この記事では、実際の観測・撮影体験をもとに、夏のオーロラの美しさと仕組みを丁寧に紹介します。
🔭 オーロラが見えるのは“冬だけ”ではない
イエローナイフに滞在してわかったこと。それは、オーロラは一年中発生しているということ。
オーロラは太陽からやってくる粒子(太陽風)が地球の大気とぶつかって光る自然現象で、
季節に関係なく、宇宙天気次第でいつでも起こります。
ではなぜ“冬しか見られない”と思われているのか?
それは、空が暗くならないとオーロラは見えないからです。
☀️ 春〜初夏は「白夜」の時期
イエローナイフでは5月〜7月中旬ごろまで、空がほとんど暗くなりません。
日没は深夜近く、空全体が薄明るいままで終わる日もあります。
つまりこの時期は、オーロラが空に現れていても、目にもカメラにも見えないのです。
そのため、私が本格的にオーロラ撮影を始めたのは8月中旬以降。夜の長さが戻り、ようやく「見えるオーロラ」のシーズンが再開します。
🌌 夏の夜に現れるオーロラ
夏のオーロラは、決して“控えめ”ではありません。
私が撮影した8〜10月のオーロラは、アクティブに揺れ動くものも多く、緑や赤がくっきり見えることもありました。
タイミングによっては、冬と変わらないレベルの強いオーロラ爆発(ブレイクアップ)が発生することも。

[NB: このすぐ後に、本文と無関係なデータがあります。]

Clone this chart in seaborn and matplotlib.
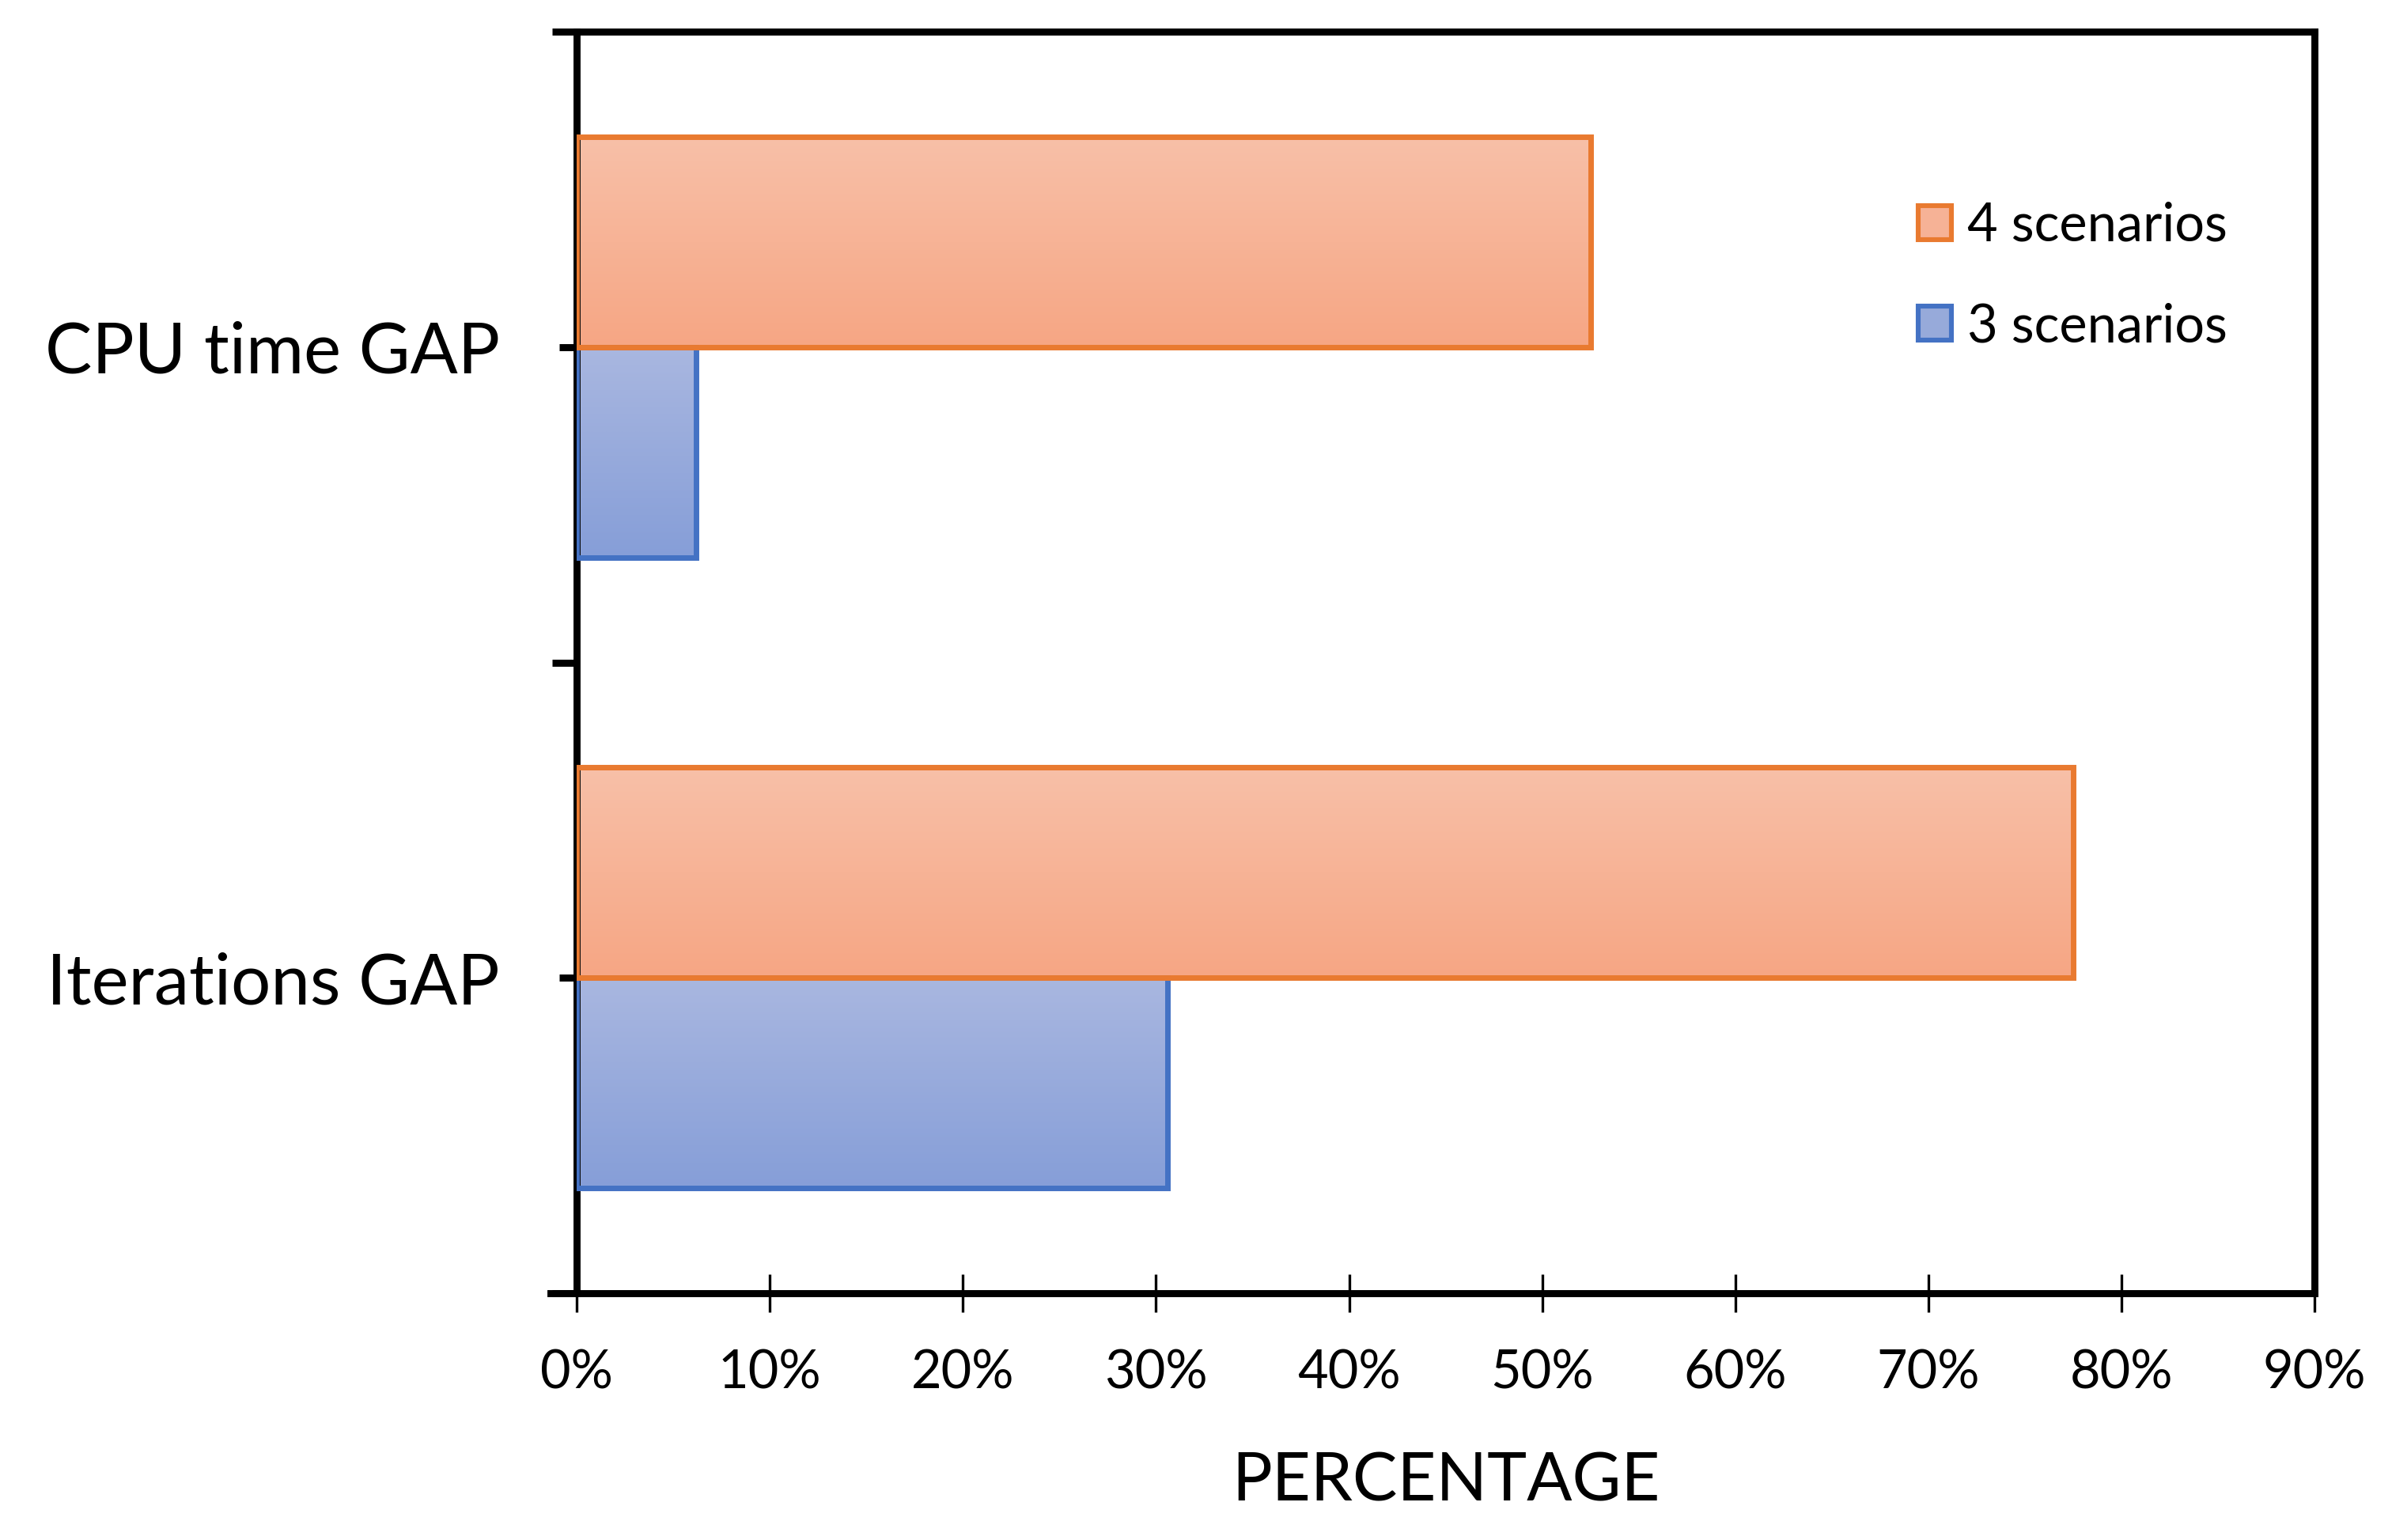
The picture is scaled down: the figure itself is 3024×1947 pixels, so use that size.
import numpy as np
import pandas as pd
import matplotlib
matplotlib.use('Agg')
import matplotlib.pyplot as plt
import seaborn as sns
from matplotlib.colors import LinearSegmentedColormap
from matplotlib.ticker import PercentFormatter
from matplotlib.patches import Patch

# data
metrics = ['CPU time GAP', 'Iterations GAP']
scenarios = ['4 scenarios', '3 scenarios']
gap_4_scenarios = [0.525, 0.775]
gap_3_scenarios = [0.062, 0.306]
x_ticks = [0.0, 0.1, 0.2, 0.3, 0.4, 0.5, 0.6, 0.7, 0.8, 0.9]

edge_colors = {'4 scenarios': '#E97A30', '3 scenarios': '#4472C4'}
fill_mid = {'4 scenarios': '#F6B296', '3 scenarios': '#97AADA'}
fill_grad = {'4 scenarios': ('#F8C0A8', '#F6A684'),
             '3 scenarios': ('#A9B7E0', '#869ED8')}


def build_frame():
    rows = []
    for m, a, b in zip(metrics, gap_4_scenarios, gap_3_scenarios):
        rows.append({'metric': m, 'scenario': '4 scenarios', 'gap': a})
        rows.append({'metric': m, 'scenario': '3 scenarios', 'gap': b})
    return pd.DataFrame(rows)


def main():
    sns.set_style('white')
    plt.rcParams['font.family'] = ['Lato', 'DejaVu Sans']
    plt.rcParams['text.color'] = 'black'
    plt.rcParams['axes.labelcolor'] = 'black'
    plt.rcParams['xtick.color'] = 'black'
    plt.rcParams['ytick.color'] = 'black'

    df = build_frame()
    fig = plt.figure(figsize=(15.12, 9.735), dpi=200)
    ax = fig.add_axes([0.2411, 0.1602, 0.7265, 0.8193])

    sns.barplot(data=df, y='metric', x='gap', hue='scenario', order=metrics,
                hue_order=scenarios, palette=fill_mid, orient='h',
                width=2 / 3, gap=0, ax=ax, legend=False, errorbar=None)

    # gradient fill inside each bar, edge kept on top
    grad = np.linspace(0, 1, 256).reshape(-1, 1)
    for i, container in enumerate(ax.containers):
        name = scenarios[i]
        cmap = LinearSegmentedColormap.from_list(name, fill_grad[name])
        for bar in container:
            x0, y0 = bar.get_x(), bar.get_y()
            w, h = bar.get_width(), bar.get_height()
            ax.imshow(grad, extent=[x0, x0 + w, y0 + h, y0], aspect='auto',
                      cmap=cmap, zorder=2, interpolation='bicubic')
            bar.set_facecolor('none')
            bar.set_edgecolor(edge_colors[name])
            bar.set_linewidth(2.5)
            bar.set_zorder(4 if i == 0 else 3)

    ax.set_xlim(0, 0.9)
    ax.set_ylim(1.5, -0.5)
    ax.set_xticks(x_ticks)
    ax.xaxis.set_major_formatter(PercentFormatter(1.0, decimals=0))
    ax.set_yticks([-0.5, 0.5, 1.5], minor=True)

    for side in ['left', 'right', 'top', 'bottom']:
        ax.spines[side].set_visible(True)
        ax.spines[side].set_color('black')
        ax.spines[side].set_linewidth(3.2)
    ax.spines['bottom'].set_bounds(-0.0135, 0.9)

    ax.tick_params(axis='y', which='major', left=True, length=8, width=3.2,
                   direction='out', pad=27, labelsize=32, color='black',
                   labelcolor='black')
    ax.tick_params(axis='y', which='minor', left=True, length=11, width=3.2,
                   direction='out', color='black')
    ax.tick_params(axis='x', which='major', bottom=True, length=17, width=1.2,
                   direction='inout', pad=17, labelsize=24, color='black',
                   labelcolor='black')

    ax.set_ylabel('')
    ax.set_xlabel('PERCENTAGE', fontsize=30.5, labelpad=24, color='black')

    handles = [Patch(facecolor=fill_mid[s], edgecolor=edge_colors[s],
                     linewidth=2.2, label=s) for s in scenarios]
    fig.legend(handles=handles, loc='center left',
               bbox_to_anchor=(0.802, 0.8205), frameon=False, fontsize=24,
               handlelength=0.62, handleheight=0.62, handletextpad=0.3,
               labelspacing=0.98, borderpad=0, borderaxespad=0,
               labelcolor='black')

    fig.savefig('out.png', dpi=200)
    plt.close(fig)


if __name__ == '__main__':
    main()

しかも、夏は湖面がまだ凍っておらず、風も穏やかな日が多いため、
水面に映るオーロラのリフレクションが非常に美しいのが特徴です。

🧭 夏にもオーロラが見える理由(メカニズム)
オーロラの仕組みを簡単に説明すると:
- 太陽から飛んできた荷電粒子(太陽風)が
- 地球の磁場に沿って極地に引き寄せられ
- 高度80〜300kmあたりの大気中の原子と衝突し
- 酸素や窒素がエネルギーを受けて光を放つ
つまり、オーロラは常に起きていて、“見えるかどうか”は空の暗さ次第ということです。
🕓 夏〜秋の観測可能時間
| 月 | 日没時間 | オーロラ観測が可能な時間帯 |
|---|---|---|
| 8月上旬 | 22:30ごろ | 23:30〜2:30ごろ |
| 8月下旬 | 21:30ごろ | 22:30〜3:00ごろ |
| 9月中旬 | 20:00ごろ | 21:00〜4:00ごろ(冬並みに暗い) |
👕 夏のオーロラ服装と過ごしやすさ
日中は20℃近くまで気温が上がる日もありますが、夜は5℃前後まで冷えます。
薄手のダウンやフリースジャケットがちょうどよく、私は赤いジャケットにジーンズという軽装で撮影していました。
📸 カメラマンから見た“夏のオーロラ撮影の利点”
- 湖面へのリフレクションが美しい
- 機材が凍らず、バッテリー持ちも良好
- 指がかじかまず、撮影しやすい
- 夜空と森、キャンプ光との組み合わせが楽しい
- 観光客が少なく、静かなロケーションが多い
❄️ 冬との比較表
| 比較項目 | 夏(8〜9月) | 冬(12〜3月) |
|---|---|---|
| 気温 | 5〜15℃(夜は5℃前後) | -10〜-35℃ |
| 必要な服装 | 薄手の防寒着+長袖 | 完全防寒(スノーウェアなど) |
| 撮影しやすさ | 快適、軽装でOK | 寒さで操作しづらい |
| 空の色味 | やや青みが残る夜空 | 真っ黒な空に映える |
| 混雑度 | 少なめ(オフシーズン) | ピーク(旧正月など) |
🏕 夏のイエローナイフならではの魅力
- オーロラやハイキングなど、両方楽しめる
- 白夜明けの夕日とオーロラが両方見られる
- 航空券やホテルが比較的安い

🎒 夏のオーロラ体験、おすすめしたい人
- 寒さが苦手な方
- 写真や映像に集中したい方
- 静かな自然を楽しみたい方
- 夏休み中の学生・家族旅行を検討中の方
✍️ まとめ:季節ではなく「空の暗さ」がカギ
私は2024年、夏から冬にかけてイエローナイフでオーロラを追い続けました。
その中で感じたのは、「オーロラは空さえ暗ければ、いつでも美しく現れる」ということ。
夏のイエローナイフには、冬とは違う魅力があります。
快適さと静けさの中で、空に浮かぶ緑の光を、ぜひ体験してみてください。